Savignone sfrutta quindi la leggerezza tipica della generazione di registi argentini alla quale appartiene – tra questi ricordiamo Claudio Tolcachir, presente al Napoli Teatro Festival nel 2012 per il focus sul teatro argentino – decontestualizzando il classico di Cechov e inserendolo in un ambiente casalingo quotidiano. Taglia alcuni dialoghi o li fa coprire con la musica ad alto volume. Inserisce la componente onirica e ludica (i personaggi giocano a freccette, usano i guantoni da boxe e lottano con i cuscini). Alleggerisce così parte della messinscena, osando molto, anzi troppo, in alcuni momenti salienti dello spettacolo. Il pubblico perde così di vista – per dirla tutta, non ritrova affatto – quella che era la vera profondità dei personaggi cechoviani, il loro dolore per le delusioni di una vita sempre uguale, dove non c’è posto per i sogni. Solo e costante, il già citato isterismo che accompagna tutta la performance.

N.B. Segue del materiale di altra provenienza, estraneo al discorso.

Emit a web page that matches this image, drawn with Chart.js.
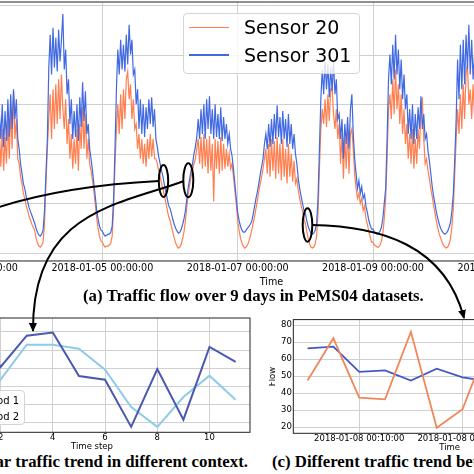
<!DOCTYPE html>
<html>
<head>
<meta charset="utf-8">
<script src="https://cdn.jsdelivr.net/npm/chart.js@4.4.0/dist/chart.umd.min.js"></script>
<style>
  html, body { margin: 0; padding: 0; }
  body { width: 474px; height: 474px; overflow: hidden; background: #fff; position: relative; font-family: 'DejaVu Sans'; }
  .box { position: absolute; }
  .legend { position: absolute; background: rgba(255,255,255,0.8); border: 1px solid #d4d4d4; border-radius: 4px; box-sizing: border-box; }
  .legend span { position: absolute; white-space: nowrap; color: #000; }
  .swatch { height: 1.5px; }
  .caption { position: absolute; font-family: 'Liberation Serif'; font-weight: bold; font-size: 16.8px; line-height: 18px; white-space: nowrap; color: #000; }
</style>
</head>
<body>

<div class="box" style="left:-93px;top:-3px;width:729px;height:291px"><canvas id="flow"></canvas></div>
<div class="box" style="left:-76px;top:313px;width:336px;height:138px"><canvas id="trend"></canvas></div>
<div class="box" style="left:269px;top:313px;width:397px;height:139px"><canvas id="diff"></canvas></div>

<div class="legend" style="left:183px;top:13px;width:177px;height:61px">
  <span class="swatch" style="left:5px;top:12.5px;width:40px;background:#ff7f50"></span>
  <span style="left:60px;top:4px;font-size:19px;line-height:19px">Sensor 20</span>
  <span class="swatch" style="left:5px;top:40.2px;width:40px;background:#4169e1"></span>
  <span style="left:60px;top:32px;font-size:19px;line-height:19px">Sensor 301</span>
</div>

<div class="legend" style="left:-62px;top:390px;width:87px;height:35px">
  <span class="swatch" style="left:6px;top:9px;width:20px;height:2px;background:#4a58ae"></span>
  <span style="left:33px;top:5px;font-size:10px;line-height:10px">Method 1</span>
  <span class="swatch" style="left:6px;top:25px;width:20px;height:2px;background:#8fcbe9"></span>
  <span style="left:33px;top:21px;font-size:10px;line-height:10px">Method 2</span>
</div>

<div class="caption" style="left:83px;top:287px">(a) Traffic flow over 9 days in PeMS04 datasets.</div>
<div class="caption" style="right:226px;top:452.5px">(b) Similar traffic trend in different context.</div>
<div class="caption" style="left:272px;top:452.5px">(c) Different traffic trend between sensors.</div>

<svg width="474" height="474" style="position:absolute;left:0;top:0;overflow:visible">
  <defs>
    <marker id="head" markerWidth="9" markerHeight="8" refX="8" refY="4" orient="auto" markerUnits="userSpaceOnUse">
      <path d="M0,0 L9,4 L0,8 z" fill="#000"/>
    </marker>
  </defs>
  <g fill="none" stroke="#000" stroke-width="2">
    <ellipse cx="163.5" cy="181" rx="4.7" ry="16"/>
    <ellipse cx="188.3" cy="180.3" rx="5" ry="17"/>
    <ellipse cx="307.5" cy="225" rx="4.8" ry="16.7"/>
    <path d="M159 181 Q60 186 -10 210"/>
    <path d="M184 181 C120 205 32 210 33 331" marker-end="url(#head)"/>
    <path d="M312 225 C380 226 445 245 464 318" marker-end="url(#head)"/>
  </g>
</svg>

<script>
// (a) half-hourly flow, hours counted from 2018-01-03 00:00
const flowStartHour = 10;
const flowStepHours = 0.5;
const sensor20 = [
  // 01-03 10:00..23:30
  181,231,171,241,175,251,167,235,181,271,191,291,211,327,231,271,191,181,155,141,121,111,97,87,75,67,59,53,
  // 01-04
  47,31,21,15,13,17,23,61,141,211,271,321,231,331,251,341,261,351,271,361,291,251,311,221,271,191,241,171,231,181,
  251,167,261,211,295,211,281,191,231,181,167,147,125,99,71,51,35,25,
  // 01-05
  23,17,13,15,15,17,21,35,91,181,251,301,241,321,251,331,271,351,367,311,341,271,311,251,261,211,241,191,231,181,
  221,175,231,191,241,195,231,191,191,181,167,155,141,131,117,103,89,75,
  // 01-06
  67,55,43,31,21,15,11,13,19,31,45,67,95,121,139,155,167,181,191,211,231,181,235,171,241,175,231,161,237,167,
  221,105,231,171,227,161,235,167,221,171,211,175,201,171,181,155,127,101,
  // 01-07
  67,47,31,21,15,11,13,17,25,35,47,61,75,91,107,125,141,155,171,191,211,161,221,155,231,167,227,151,235,161,
  221,147,231,155,211,141,221,155,201,145,187,141,151,127,111,97,85,71,
  // 01-08
  61,45,31,19,13,11,13,19,35,81,171,251,291,261,311,255,321,267,331,335,281,251,291,231,261,181,241,151,231,171,
  251,161,241,251,211,161,131,111,121,101,111,87,95,71,59,45,33,23,
  // 01-09
  23,17,15,13,13,17,25,41,71,111,191,291,321,271,351,281,371,291,341,261,321,241,291,221,261,191,241,181,251,171,
  231,181,251,211,291,315,231,181,191,167,151,131,115,97,81,65,51,39,
  // 01-10 00:00..14:00
  31,23,17,13,11,13,19,31,55,91,161,231,291,241,321,251,341,271,361,381,301,331,271,341,281,251,291,231,271
];
const sensor301 = [
  // 01-03 10:00..23:30
  241,291,221,281,231,301,215,287,227,311,235,321,251,331,271,311,231,211,181,161,141,131,115,105,93,85,77,69,
  // 01-04
  61,51,43,37,35,39,47,87,161,231,371,441,361,455,375,435,367,451,387,431,483,371,411,321,351,261,311,231,287,235,
  301,227,315,255,345,267,327,241,261,211,191,167,141,115,87,69,55,47,
  // 01-05
  45,39,35,37,39,39,43,55,111,211,331,411,361,431,371,421,367,441,381,461,401,431,361,371,301,331,251,311,241,301,
  235,295,251,311,261,315,255,291,231,215,195,181,167,155,139,125,111,97,
  // 01-06
  91,81,69,59,51,45,41,43,49,59,71,87,111,135,151,167,181,201,215,235,271,231,291,241,301,231,311,251,317,241,
  291,231,301,235,281,231,295,227,275,231,261,221,241,211,197,171,141,111,
  // 01-07
  83,67,55,47,43,43,47,51,55,59,65,79,95,111,125,141,159,175,191,221,241,211,261,215,271,221,281,231,299,235,
  275,221,287,231,271,215,281,221,261,211,241,201,181,151,131,115,101,87,
  // 01-08
  81,67,55,47,41,39,41,47,61,111,211,311,371,321,387,331,381,315,375,327,387,321,351,271,281,231,271,191,261,221,
  275,211,291,321,241,191,161,131,147,121,135,111,119,95,83,67,57,49,
  // 01-09
  49,43,41,39,41,45,53,71,101,131,231,351,401,341,421,351,441,361,411,331,391,311,361,291,321,241,291,231,301,221,
  281,231,295,251,317,251,281,231,241,207,187,161,135,115,99,83,71,59,
  // 01-10 00:00..14:00
  51,45,41,39,41,45,53,63,87,121,191,271,391,311,421,331,431,341,441,371,461,361,431,351,401,321,351,291,321
];
const flowTickHours = [0, 48, 96, 144, 192];
const flowTickLabels = ['2018-01-03 00:00:00', '2018-01-05 00:00:00', '2018-01-07 00:00:00', '2018-01-09 00:00:00', '2018-01-11 00:00:00'];
const flowYTicks = [0, 100, 200, 300, 400, 500];

// (b)
const trendSteps = [0, 1, 2, 3, 4, 5, 6, 7, 8, 9, 10, 11];
const method1 = [58, 74.8, 50.6, 67.9, 69.7, 45.6, 43.6, 17.5, 49.5, 21.5, 61.7, 53.4];
const method2 = [52, 61, 43.6, 62.9, 62.9, 60.7, 49.1, 28.5, 17.5, 34.0, 45.8, 32.5];
const trendXTicks = [0, 2, 4, 6, 8, 10];
const trendYTicks = [20, 30, 40, 50, 60, 70];

// (c) 5-minute steps from 2018-01-08 00:00
const diffSteps = [0, 1, 2, 3, 4, 5, 6, 7, 8, 9, 10, 11];
const diffSensor20 = [47.4, 72.3, 37.3, 36.3, 76.1, 19.6, 30.5, 70, 55, 80.3, 62, 48];
const diffSensor301 = [66.4, 67.4, 52.5, 53.4, 47.4, 54.4, 49.3, 47, 51, 45, 50, 48];
const diffXTicks = [2, 6, 10];
const diffXLabels = ['2018-01-08 00:10:00', '2018-01-08 00:30:00', '2018-01-08 00:50:00'];
const diffYTicks = [20, 30, 40, 50, 60, 70, 80];

Chart.defaults.font.family = "'DejaVu Sans'";
Chart.defaults.color = '#000';

const gridColor = '#d0d0d0';

// matplotlib style spines round the plot area
const frame = {
  id: 'frame',
  afterDatasetsDraw(chart) {
    const { ctx, chartArea: a } = chart;
    ctx.save();
    ctx.strokeStyle = '#222';
    ctx.lineWidth = 1;
    ctx.strokeRect(a.left, a.top, a.width, a.height);
    ctx.restore();
  }
};

const setTicks = list => axis => { axis.ticks = list.map(v => ({ value: v })); };

const pts = (xs, ys) => ys.map((y, i) => ({ x: xs[i], y: y }));

// (a)
const flowX = sensor20.map((v, i) => flowStartHour + i * flowStepHours);
new Chart(document.getElementById('flow'), {
  type: 'line',
  data: {
    datasets: [
      { label: 'Sensor 20', data: pts(flowX, sensor20), borderColor: '#ff7f50', borderWidth: 1.2, pointRadius: 0, order: 2 },
      { label: 'Sensor 301', data: pts(flowX, sensor301), borderColor: '#4169e1', borderWidth: 1.2, pointRadius: 0, order: 1 }
    ]
  },
  options: {
    animation: false,
    responsive: true,
    maintainAspectRatio: false,
    layout: { padding: { left: 60, right: 60, top: 5, bottom: 0 } },
    plugins: { legend: { display: false }, tooltip: { enabled: false } },
    scales: {
      x: {
        type: 'linear', min: 0, max: 216,
        afterBuildTicks: setTicks(flowTickHours),
        ticks: {
          autoSkip: false, maxRotation: 0, padding: 2, font: { size: 9.6 },
          callback: v => flowTickLabels[flowTickHours.indexOf(v)]
        },
        grid: { color: gridColor, drawTicks: false },
        border: { display: false },
        title: { display: true, text: 'Time', font: { size: 9.6 }, padding: 0 }
      },
      y: {
        min: -15, max: 507,
        afterBuildTicks: setTicks(flowYTicks),
        ticks: { display: false },
        grid: { color: gridColor, drawTicks: false },
        border: { display: false }
      }
    }
  },
  plugins: [frame]
});

// (b)
new Chart(document.getElementById('trend'), {
  type: 'line',
  data: {
    datasets: [
      { label: 'Method 1', data: pts(trendSteps, method1), borderColor: '#4a58ae', borderWidth: 2, pointRadius: 0 },
      { label: 'Method 2', data: pts(trendSteps, method2), borderColor: '#8fcbe9', borderWidth: 2, pointRadius: 0 }
    ]
  },
  options: {
    animation: false,
    responsive: true,
    maintainAspectRatio: false,
    layout: { padding: { left: 10, right: 10, top: 5, bottom: 0 } },
    plugins: { legend: { display: false }, tooltip: { enabled: false } },
    scales: {
      x: {
        type: 'linear', min: -0.55, max: 11.55,
        afterBuildTicks: setTicks(trendXTicks),
        ticks: { autoSkip: false, maxRotation: 0, padding: 0, font: { size: 8.5 } },
        grid: { color: gridColor, drawTicks: false },
        border: { display: false },
        title: { display: true, text: 'Time step', font: { size: 8.5, lineHeight: 1 }, padding: 0 }
      },
      y: {
        min: 14.5, max: 77.7,
        afterBuildTicks: setTicks(trendYTicks),
        ticks: { display: false },
        grid: { color: gridColor, drawTicks: false },
        border: { display: false }
      }
    }
  },
  plugins: [frame]
});

// (c)
new Chart(document.getElementById('diff'), {
  type: 'line',
  data: {
    datasets: [
      { label: 'Sensor 20', data: pts(diffSteps, diffSensor20), borderColor: '#f0875a', borderWidth: 1.8, pointRadius: 0 },
      { label: 'Sensor 301', data: pts(diffSteps, diffSensor301), borderColor: '#4358c4', borderWidth: 1.8, pointRadius: 0 }
    ]
  },
  options: {
    animation: false,
    responsive: true,
    maintainAspectRatio: false,
    layout: { padding: { left: 0, right: 60, top: 5, bottom: 0 } },
    plugins: { legend: { display: false }, tooltip: { enabled: false } },
    scales: {
      x: {
        type: 'linear', min: -0.55, max: 11.55,
        afterBuildTicks: setTicks(diffXTicks),
        ticks: {
          autoSkip: false, maxRotation: 0, padding: 0, font: { size: 8.5 },
          callback: v => diffXLabels[diffXTicks.indexOf(v)]
        },
        grid: { color: gridColor, drawTicks: false },
        border: { display: false },
        title: { display: true, text: 'Time', font: { size: 8.5, lineHeight: 1 }, padding: 0 }
      },
      y: {
        min: 16.33, max: 83.3,
        afterBuildTicks: setTicks(diffYTicks),
        ticks: { padding: 1.5, font: { size: 8.5 } },
        grid: { color: gridColor, drawTicks: false },
        border: { display: false },
        title: { display: true, text: 'Flow', font: { size: 8.5, lineHeight: 1 }, padding: { top: 0, bottom: 2 } }
      }
    }
  },
  plugins: [frame]
});
</script>
</body>
</html>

È scontata l’idea di lasciare seduti ai lati del palcoscenico gli attori che non sono di scena, in attesa del loro turno. Alcuni effetti scenici, come il passaggio dall’interno di una stanza all’esterno tramite una porta mobile sul palcoscenico, insieme a qualche gioco di luci e al sorriso strappato al pubblico, sono tuttavia da ascrivere tra gli aspetti interessanti della regia firmata da Savignone.